**Exercise directions**
Below are some entries. Transcribe the lines from the one holding "Emit a Python" to the one holding "import plotly.graph_objects as go", inclusive, but not the pictures among them.

**Given information**
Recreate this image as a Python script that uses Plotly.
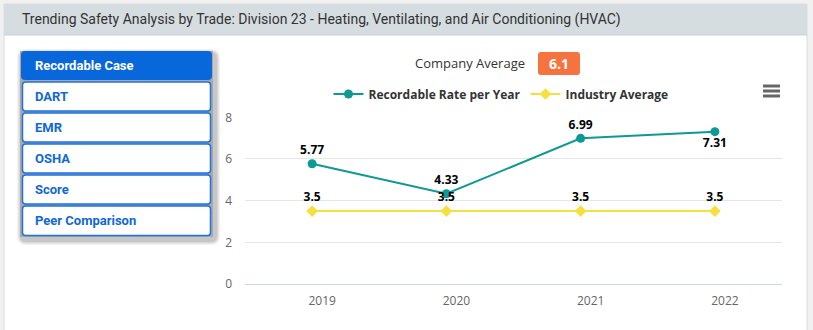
* * *
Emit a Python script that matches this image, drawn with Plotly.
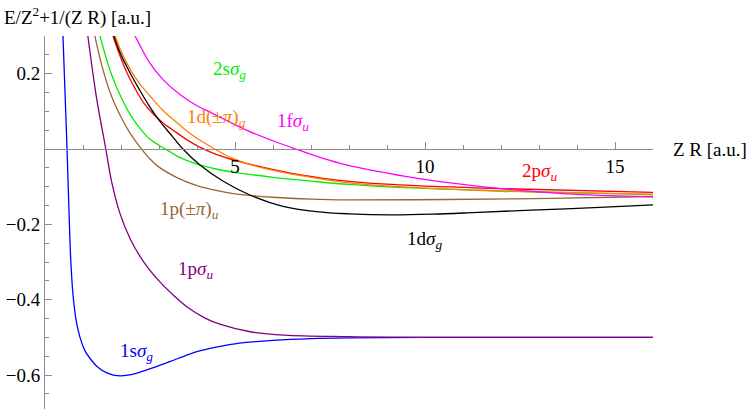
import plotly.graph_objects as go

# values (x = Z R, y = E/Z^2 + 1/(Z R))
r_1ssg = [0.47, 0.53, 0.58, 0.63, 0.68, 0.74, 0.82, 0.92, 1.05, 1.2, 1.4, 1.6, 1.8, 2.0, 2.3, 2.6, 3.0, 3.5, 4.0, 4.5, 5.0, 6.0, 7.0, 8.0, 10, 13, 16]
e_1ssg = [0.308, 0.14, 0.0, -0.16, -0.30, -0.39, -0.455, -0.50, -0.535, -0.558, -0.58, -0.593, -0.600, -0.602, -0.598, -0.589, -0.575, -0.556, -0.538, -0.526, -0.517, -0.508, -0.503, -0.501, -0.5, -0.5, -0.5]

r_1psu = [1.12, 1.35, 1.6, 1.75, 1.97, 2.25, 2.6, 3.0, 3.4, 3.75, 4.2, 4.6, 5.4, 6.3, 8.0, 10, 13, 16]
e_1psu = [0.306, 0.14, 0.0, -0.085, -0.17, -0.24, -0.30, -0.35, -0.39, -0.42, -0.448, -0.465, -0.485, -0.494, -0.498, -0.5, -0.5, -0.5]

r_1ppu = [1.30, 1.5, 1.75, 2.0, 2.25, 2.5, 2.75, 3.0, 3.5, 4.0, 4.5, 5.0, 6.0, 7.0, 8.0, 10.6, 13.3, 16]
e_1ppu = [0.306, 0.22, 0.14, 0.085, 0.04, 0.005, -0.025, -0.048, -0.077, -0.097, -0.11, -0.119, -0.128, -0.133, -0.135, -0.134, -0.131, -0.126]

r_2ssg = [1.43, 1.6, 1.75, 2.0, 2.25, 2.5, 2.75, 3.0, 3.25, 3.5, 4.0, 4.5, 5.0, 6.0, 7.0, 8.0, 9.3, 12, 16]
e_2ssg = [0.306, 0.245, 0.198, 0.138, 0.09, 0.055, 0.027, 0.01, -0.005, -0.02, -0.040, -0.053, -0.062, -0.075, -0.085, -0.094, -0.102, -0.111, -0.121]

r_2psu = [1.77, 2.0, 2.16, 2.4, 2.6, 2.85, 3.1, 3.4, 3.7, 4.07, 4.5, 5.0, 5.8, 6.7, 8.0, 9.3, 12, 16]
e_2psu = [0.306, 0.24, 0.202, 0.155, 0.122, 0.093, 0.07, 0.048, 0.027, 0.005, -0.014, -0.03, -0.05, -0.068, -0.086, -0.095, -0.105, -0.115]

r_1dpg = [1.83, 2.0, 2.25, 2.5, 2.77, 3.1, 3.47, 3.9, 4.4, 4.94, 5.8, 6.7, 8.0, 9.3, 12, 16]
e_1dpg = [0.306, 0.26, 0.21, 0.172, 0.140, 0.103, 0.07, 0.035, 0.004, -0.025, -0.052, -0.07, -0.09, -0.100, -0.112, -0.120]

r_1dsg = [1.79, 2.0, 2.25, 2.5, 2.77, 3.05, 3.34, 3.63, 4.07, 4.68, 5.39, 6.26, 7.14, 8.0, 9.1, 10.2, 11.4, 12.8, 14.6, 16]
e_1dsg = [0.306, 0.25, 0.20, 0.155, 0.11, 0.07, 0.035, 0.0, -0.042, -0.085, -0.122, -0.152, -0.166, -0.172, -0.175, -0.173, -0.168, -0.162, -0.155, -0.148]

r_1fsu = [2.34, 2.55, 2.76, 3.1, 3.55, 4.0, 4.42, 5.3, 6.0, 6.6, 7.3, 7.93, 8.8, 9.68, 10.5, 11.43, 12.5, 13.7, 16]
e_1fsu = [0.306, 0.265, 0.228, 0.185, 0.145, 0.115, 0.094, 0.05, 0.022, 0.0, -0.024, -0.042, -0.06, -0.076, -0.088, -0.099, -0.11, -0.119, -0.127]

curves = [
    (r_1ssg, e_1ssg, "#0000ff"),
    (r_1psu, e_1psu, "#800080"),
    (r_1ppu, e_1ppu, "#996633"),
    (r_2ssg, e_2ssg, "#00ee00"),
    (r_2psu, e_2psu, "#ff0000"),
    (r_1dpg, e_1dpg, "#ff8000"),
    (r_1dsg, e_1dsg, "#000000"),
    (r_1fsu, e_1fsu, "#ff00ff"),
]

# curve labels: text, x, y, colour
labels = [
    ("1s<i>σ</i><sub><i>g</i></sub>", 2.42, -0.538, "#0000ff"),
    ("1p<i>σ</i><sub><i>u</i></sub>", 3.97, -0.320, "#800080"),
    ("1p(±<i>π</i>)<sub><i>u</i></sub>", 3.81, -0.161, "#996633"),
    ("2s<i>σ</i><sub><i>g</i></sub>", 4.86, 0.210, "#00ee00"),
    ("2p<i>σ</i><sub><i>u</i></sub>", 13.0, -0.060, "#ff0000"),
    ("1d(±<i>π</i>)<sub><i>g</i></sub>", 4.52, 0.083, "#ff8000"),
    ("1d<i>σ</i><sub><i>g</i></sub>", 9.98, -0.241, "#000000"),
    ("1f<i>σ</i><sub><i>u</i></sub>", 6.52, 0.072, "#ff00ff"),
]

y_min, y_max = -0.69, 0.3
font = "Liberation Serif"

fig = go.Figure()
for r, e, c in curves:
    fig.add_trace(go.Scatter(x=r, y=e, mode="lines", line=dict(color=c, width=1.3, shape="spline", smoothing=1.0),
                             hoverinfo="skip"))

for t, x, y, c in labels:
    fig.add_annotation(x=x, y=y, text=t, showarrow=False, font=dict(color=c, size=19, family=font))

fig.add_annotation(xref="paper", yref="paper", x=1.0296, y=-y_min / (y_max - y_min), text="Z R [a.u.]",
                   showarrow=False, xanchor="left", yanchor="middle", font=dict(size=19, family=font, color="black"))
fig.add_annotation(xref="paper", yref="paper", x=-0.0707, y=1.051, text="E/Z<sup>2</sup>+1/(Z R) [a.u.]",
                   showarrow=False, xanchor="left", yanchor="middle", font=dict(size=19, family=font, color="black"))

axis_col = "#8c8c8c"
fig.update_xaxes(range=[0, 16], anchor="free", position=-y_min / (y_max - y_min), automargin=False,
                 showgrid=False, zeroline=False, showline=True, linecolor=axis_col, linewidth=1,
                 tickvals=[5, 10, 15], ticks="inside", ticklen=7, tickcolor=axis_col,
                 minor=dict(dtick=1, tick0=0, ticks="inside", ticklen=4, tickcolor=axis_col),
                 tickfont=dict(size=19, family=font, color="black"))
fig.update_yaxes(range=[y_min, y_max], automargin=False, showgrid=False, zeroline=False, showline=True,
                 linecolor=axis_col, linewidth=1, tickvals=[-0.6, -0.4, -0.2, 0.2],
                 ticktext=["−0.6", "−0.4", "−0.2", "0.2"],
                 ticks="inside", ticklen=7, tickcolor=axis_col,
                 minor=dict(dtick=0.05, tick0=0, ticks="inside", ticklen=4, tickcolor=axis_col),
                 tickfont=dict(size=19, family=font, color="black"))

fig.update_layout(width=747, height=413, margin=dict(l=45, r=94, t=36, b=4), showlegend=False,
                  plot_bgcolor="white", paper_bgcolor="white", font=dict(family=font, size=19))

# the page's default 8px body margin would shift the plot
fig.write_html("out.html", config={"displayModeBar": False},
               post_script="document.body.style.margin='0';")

**The output**
Emit a Python script that matches this image, drawn with Plotly.
import plotly.graph_objects as go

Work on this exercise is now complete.